**Given instruction:** Every entry that follows should be repeated exactly; drop the images.

== Data records

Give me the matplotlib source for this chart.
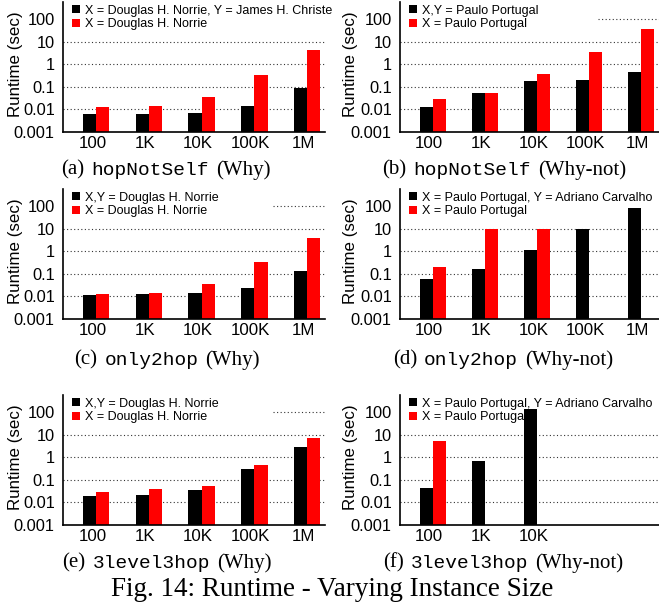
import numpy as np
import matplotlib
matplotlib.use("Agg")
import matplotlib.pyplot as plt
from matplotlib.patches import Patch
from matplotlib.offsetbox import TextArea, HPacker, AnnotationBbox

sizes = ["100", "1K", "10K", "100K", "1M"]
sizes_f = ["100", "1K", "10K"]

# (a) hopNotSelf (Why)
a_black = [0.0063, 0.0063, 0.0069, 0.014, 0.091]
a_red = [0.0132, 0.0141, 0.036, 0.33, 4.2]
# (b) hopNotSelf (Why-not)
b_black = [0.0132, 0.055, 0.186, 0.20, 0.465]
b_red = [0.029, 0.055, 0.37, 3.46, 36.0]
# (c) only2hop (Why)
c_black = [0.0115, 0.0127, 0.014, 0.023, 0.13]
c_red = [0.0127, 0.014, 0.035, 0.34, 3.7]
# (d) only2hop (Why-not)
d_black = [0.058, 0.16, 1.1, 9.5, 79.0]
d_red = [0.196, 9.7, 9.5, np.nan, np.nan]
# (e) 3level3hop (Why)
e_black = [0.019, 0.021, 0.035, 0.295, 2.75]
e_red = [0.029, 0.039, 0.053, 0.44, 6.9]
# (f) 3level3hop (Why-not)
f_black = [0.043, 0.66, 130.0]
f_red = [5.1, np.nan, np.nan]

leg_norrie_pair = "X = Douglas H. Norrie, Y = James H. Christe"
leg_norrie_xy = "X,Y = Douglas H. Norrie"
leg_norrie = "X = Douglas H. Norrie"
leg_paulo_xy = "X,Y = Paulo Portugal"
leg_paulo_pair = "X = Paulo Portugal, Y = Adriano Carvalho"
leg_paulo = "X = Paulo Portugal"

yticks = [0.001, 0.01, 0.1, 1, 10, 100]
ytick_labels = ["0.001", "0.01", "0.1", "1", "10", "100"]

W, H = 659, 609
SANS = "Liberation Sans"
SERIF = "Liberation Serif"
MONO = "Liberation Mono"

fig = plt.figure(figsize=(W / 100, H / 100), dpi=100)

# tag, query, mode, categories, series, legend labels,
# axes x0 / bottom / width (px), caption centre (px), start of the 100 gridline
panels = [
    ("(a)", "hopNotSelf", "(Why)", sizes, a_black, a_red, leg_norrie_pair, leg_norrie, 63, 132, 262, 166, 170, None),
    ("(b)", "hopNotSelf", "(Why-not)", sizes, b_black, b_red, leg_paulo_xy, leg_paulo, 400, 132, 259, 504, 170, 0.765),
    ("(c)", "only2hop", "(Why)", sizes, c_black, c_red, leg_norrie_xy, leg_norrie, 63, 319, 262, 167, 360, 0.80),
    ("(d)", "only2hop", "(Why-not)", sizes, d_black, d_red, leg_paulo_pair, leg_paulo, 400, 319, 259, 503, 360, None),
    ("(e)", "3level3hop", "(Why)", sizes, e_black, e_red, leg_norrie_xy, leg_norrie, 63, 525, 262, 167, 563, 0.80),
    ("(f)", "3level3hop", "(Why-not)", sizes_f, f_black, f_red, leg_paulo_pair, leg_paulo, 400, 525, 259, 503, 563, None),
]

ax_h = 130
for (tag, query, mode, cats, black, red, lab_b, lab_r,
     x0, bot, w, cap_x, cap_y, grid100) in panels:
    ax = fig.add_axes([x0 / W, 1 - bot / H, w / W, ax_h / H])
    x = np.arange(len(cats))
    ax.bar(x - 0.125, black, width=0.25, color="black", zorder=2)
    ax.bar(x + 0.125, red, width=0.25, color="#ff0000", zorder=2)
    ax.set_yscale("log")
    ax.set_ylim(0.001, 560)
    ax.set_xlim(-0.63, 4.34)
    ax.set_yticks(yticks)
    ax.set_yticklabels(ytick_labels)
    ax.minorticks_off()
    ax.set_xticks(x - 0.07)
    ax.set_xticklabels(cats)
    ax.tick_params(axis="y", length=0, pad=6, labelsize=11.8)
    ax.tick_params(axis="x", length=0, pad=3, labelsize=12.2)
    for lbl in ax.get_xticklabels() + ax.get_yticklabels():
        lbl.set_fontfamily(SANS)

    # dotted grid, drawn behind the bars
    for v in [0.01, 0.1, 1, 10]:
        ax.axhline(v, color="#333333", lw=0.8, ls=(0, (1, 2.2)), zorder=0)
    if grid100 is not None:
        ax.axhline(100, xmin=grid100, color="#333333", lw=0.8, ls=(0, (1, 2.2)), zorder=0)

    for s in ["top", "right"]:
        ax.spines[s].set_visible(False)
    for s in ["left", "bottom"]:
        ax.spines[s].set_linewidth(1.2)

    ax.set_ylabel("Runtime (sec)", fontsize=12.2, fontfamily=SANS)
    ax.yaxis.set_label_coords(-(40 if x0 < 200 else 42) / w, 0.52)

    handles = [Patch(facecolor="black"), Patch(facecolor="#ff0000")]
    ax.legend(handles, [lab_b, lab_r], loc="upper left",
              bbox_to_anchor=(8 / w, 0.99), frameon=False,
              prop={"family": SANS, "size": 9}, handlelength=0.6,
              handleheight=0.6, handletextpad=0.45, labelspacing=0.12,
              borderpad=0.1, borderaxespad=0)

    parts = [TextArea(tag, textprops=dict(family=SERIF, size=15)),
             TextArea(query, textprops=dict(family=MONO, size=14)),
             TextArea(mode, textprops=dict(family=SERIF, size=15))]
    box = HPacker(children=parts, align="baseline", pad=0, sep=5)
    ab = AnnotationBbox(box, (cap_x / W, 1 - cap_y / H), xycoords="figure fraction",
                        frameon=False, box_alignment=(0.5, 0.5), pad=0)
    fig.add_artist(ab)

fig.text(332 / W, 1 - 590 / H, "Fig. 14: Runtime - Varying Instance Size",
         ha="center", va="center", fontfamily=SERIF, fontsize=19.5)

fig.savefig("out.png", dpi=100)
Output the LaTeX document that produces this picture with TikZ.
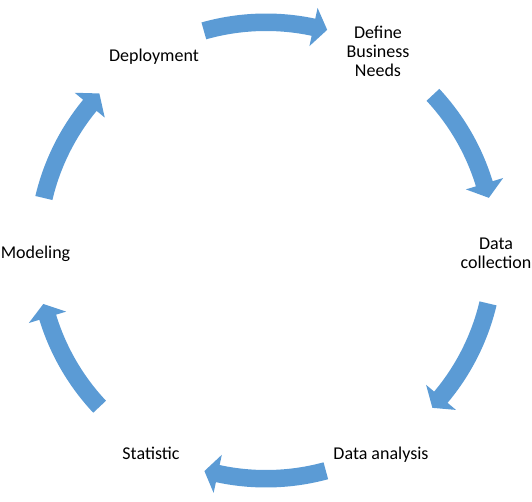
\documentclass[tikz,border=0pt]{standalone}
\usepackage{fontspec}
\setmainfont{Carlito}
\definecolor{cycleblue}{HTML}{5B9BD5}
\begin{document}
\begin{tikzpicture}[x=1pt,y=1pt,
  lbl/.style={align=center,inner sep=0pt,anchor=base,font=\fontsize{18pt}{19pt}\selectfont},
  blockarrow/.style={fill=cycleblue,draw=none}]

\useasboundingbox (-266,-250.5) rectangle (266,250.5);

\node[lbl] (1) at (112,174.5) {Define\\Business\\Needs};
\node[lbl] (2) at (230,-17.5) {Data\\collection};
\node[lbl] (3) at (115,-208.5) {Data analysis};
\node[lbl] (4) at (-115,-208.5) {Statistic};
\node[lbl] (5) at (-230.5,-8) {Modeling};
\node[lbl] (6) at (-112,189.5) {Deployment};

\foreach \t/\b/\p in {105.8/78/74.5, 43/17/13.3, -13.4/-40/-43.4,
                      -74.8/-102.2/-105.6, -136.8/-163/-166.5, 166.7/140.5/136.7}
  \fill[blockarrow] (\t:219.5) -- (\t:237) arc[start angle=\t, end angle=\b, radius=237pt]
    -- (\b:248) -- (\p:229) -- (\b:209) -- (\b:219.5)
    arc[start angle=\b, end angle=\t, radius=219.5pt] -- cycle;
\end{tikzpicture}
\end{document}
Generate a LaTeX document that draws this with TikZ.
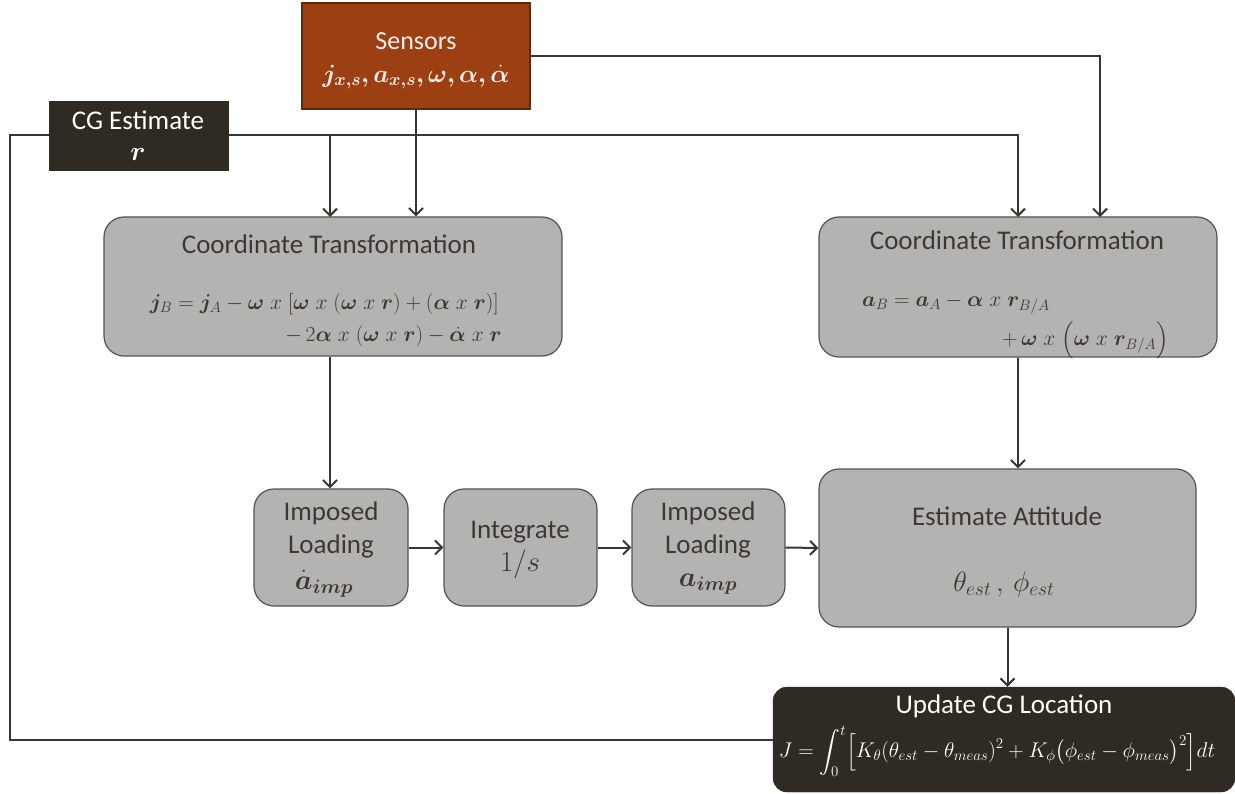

====

**The answer:**
Give me the matplotlib source for this chart.
import numpy as np
import matplotlib
matplotlib.use("Agg")
import matplotlib.pyplot as plt
from matplotlib.patches import Patch
from matplotlib.offsetbox import TextArea, HPacker, AnnotationBbox

sizes = ["100", "1K", "10K", "100K", "1M"]
sizes_f = ["100", "1K", "10K"]

# (a) hopNotSelf (Why)
a_black = [0.0063, 0.0063, 0.0069, 0.014, 0.091]
a_red = [0.0132, 0.0141, 0.036, 0.33, 4.2]
# (b) hopNotSelf (Why-not)
b_black = [0.0132, 0.055, 0.186, 0.20, 0.465]
b_red = [0.029, 0.055, 0.37, 3.46, 36.0]
# (c) only2hop (Why)
c_black = [0.0115, 0.0127, 0.014, 0.023, 0.13]
c_red = [0.0127, 0.014, 0.035, 0.34, 3.7]
# (d) only2hop (Why-not)
d_black = [0.058, 0.16, 1.1, 9.5, 79.0]
d_red = [0.196, 9.7, 9.5, np.nan, np.nan]
# (e) 3level3hop (Why)
e_black = [0.019, 0.021, 0.035, 0.295, 2.75]
e_red = [0.029, 0.039, 0.053, 0.44, 6.9]
# (f) 3level3hop (Why-not)
f_black = [0.043, 0.66, 130.0]
f_red = [5.1, np.nan, np.nan]

leg_norrie_pair = "X = Douglas H. Norrie, Y = James H. Christe"
leg_norrie_xy = "X,Y = Douglas H. Norrie"
leg_norrie = "X = Douglas H. Norrie"
leg_paulo_xy = "X,Y = Paulo Portugal"
leg_paulo_pair = "X = Paulo Portugal, Y = Adriano Carvalho"
leg_paulo = "X = Paulo Portugal"

yticks = [0.001, 0.01, 0.1, 1, 10, 100]
ytick_labels = ["0.001", "0.01", "0.1", "1", "10", "100"]

W, H = 659, 609
SANS = "Liberation Sans"
SERIF = "Liberation Serif"
MONO = "Liberation Mono"

fig = plt.figure(figsize=(W / 100, H / 100), dpi=100)

# tag, query, mode, categories, series, legend labels,
# axes x0 / bottom / width (px), caption centre (px), start of the 100 gridline
panels = [
    ("(a)", "hopNotSelf", "(Why)", sizes, a_black, a_red, leg_norrie_pair, leg_norrie, 63, 132, 262, 166, 170, None),
    ("(b)", "hopNotSelf", "(Why-not)", sizes, b_black, b_red, leg_paulo_xy, leg_paulo, 400, 132, 259, 504, 170, 0.765),
    ("(c)", "only2hop", "(Why)", sizes, c_black, c_red, leg_norrie_xy, leg_norrie, 63, 319, 262, 167, 360, 0.80),
    ("(d)", "only2hop", "(Why-not)", sizes, d_black, d_red, leg_paulo_pair, leg_paulo, 400, 319, 259, 503, 360, None),
    ("(e)", "3level3hop", "(Why)", sizes, e_black, e_red, leg_norrie_xy, leg_norrie, 63, 525, 262, 167, 563, 0.80),
    ("(f)", "3level3hop", "(Why-not)", sizes_f, f_black, f_red, leg_paulo_pair, leg_paulo, 400, 525, 259, 503, 563, None),
]

ax_h = 130
for (tag, query, mode, cats, black, red, lab_b, lab_r,
     x0, bot, w, cap_x, cap_y, grid100) in panels:
    ax = fig.add_axes([x0 / W, 1 - bot / H, w / W, ax_h / H])
    x = np.arange(len(cats))
    ax.bar(x - 0.125, black, width=0.25, color="black", zorder=2)
    ax.bar(x + 0.125, red, width=0.25, color="#ff0000", zorder=2)
    ax.set_yscale("log")
    ax.set_ylim(0.001, 560)
    ax.set_xlim(-0.63, 4.34)
    ax.set_yticks(yticks)
    ax.set_yticklabels(ytick_labels)
    ax.minorticks_off()
    ax.set_xticks(x - 0.07)
    ax.set_xticklabels(cats)
    ax.tick_params(axis="y", length=0, pad=6, labelsize=11.8)
    ax.tick_params(axis="x", length=0, pad=3, labelsize=12.2)
    for lbl in ax.get_xticklabels() + ax.get_yticklabels():
        lbl.set_fontfamily(SANS)

    # dotted grid, drawn behind the bars
    for v in [0.01, 0.1, 1, 10]:
        ax.axhline(v, color="#333333", lw=0.8, ls=(0, (1, 2.2)), zorder=0)
    if grid100 is not None:
        ax.axhline(100, xmin=grid100, color="#333333", lw=0.8, ls=(0, (1, 2.2)), zorder=0)

    for s in ["top", "right"]:
        ax.spines[s].set_visible(False)
    for s in ["left", "bottom"]:
        ax.spines[s].set_linewidth(1.2)

    ax.set_ylabel("Runtime (sec)", fontsize=12.2, fontfamily=SANS)
    ax.yaxis.set_label_coords(-(40 if x0 < 200 else 42) / w, 0.52)

    handles = [Patch(facecolor="black"), Patch(facecolor="#ff0000")]
    ax.legend(handles, [lab_b, lab_r], loc="upper left",
              bbox_to_anchor=(8 / w, 0.99), frameon=False,
              prop={"family": SANS, "size": 9}, handlelength=0.6,
              handleheight=0.6, handletextpad=0.45, labelspacing=0.12,
              borderpad=0.1, borderaxespad=0)

    parts = [TextArea(tag, textprops=dict(family=SERIF, size=15)),
             TextArea(query, textprops=dict(family=MONO, size=14)),
             TextArea(mode, textprops=dict(family=SERIF, size=15))]
    box = HPacker(children=parts, align="baseline", pad=0, sep=5)
    ab = AnnotationBbox(box, (cap_x / W, 1 - cap_y / H), xycoords="figure fraction",
                        frameon=False, box_alignment=(0.5, 0.5), pad=0)
    fig.add_artist(ab)

fig.text(332 / W, 1 - 590 / H, "Fig. 14: Runtime - Varying Instance Size",
         ha="center", va="center", fontfamily=SERIF, fontsize=19.5)

fig.savefig("out.png", dpi=100)
Output the LaTeX document that produces this picture with TikZ.
\documentclass[tikz,border=0pt]{standalone}
\usepackage{fontspec}
\setmainfont{Carlito}
\definecolor{cycleblue}{HTML}{5B9BD5}
\begin{document}
\begin{tikzpicture}[x=1pt,y=1pt,
  lbl/.style={align=center,inner sep=0pt,anchor=base,font=\fontsize{18pt}{19pt}\selectfont},
  blockarrow/.style={fill=cycleblue,draw=none}]

\useasboundingbox (-266,-250.5) rectangle (266,250.5);

\node[lbl] (1) at (112,174.5) {Define\\Business\\Needs};
\node[lbl] (2) at (230,-17.5) {Data\\collection};
\node[lbl] (3) at (115,-208.5) {Data analysis};
\node[lbl] (4) at (-115,-208.5) {Statistic};
\node[lbl] (5) at (-230.5,-8) {Modeling};
\node[lbl] (6) at (-112,189.5) {Deployment};

\foreach \t/\b/\p in {105.8/78/74.5, 43/17/13.3, -13.4/-40/-43.4,
                      -74.8/-102.2/-105.6, -136.8/-163/-166.5, 166.7/140.5/136.7}
  \fill[blockarrow] (\t:219.5) -- (\t:237) arc[start angle=\t, end angle=\b, radius=237pt]
    -- (\b:248) -- (\p:229) -- (\b:209) -- (\b:219.5)
    arc[start angle=\b, end angle=\t, radius=219.5pt] -- cycle;
\end{tikzpicture}
\end{document}
Generate a LaTeX document that draws this with TikZ.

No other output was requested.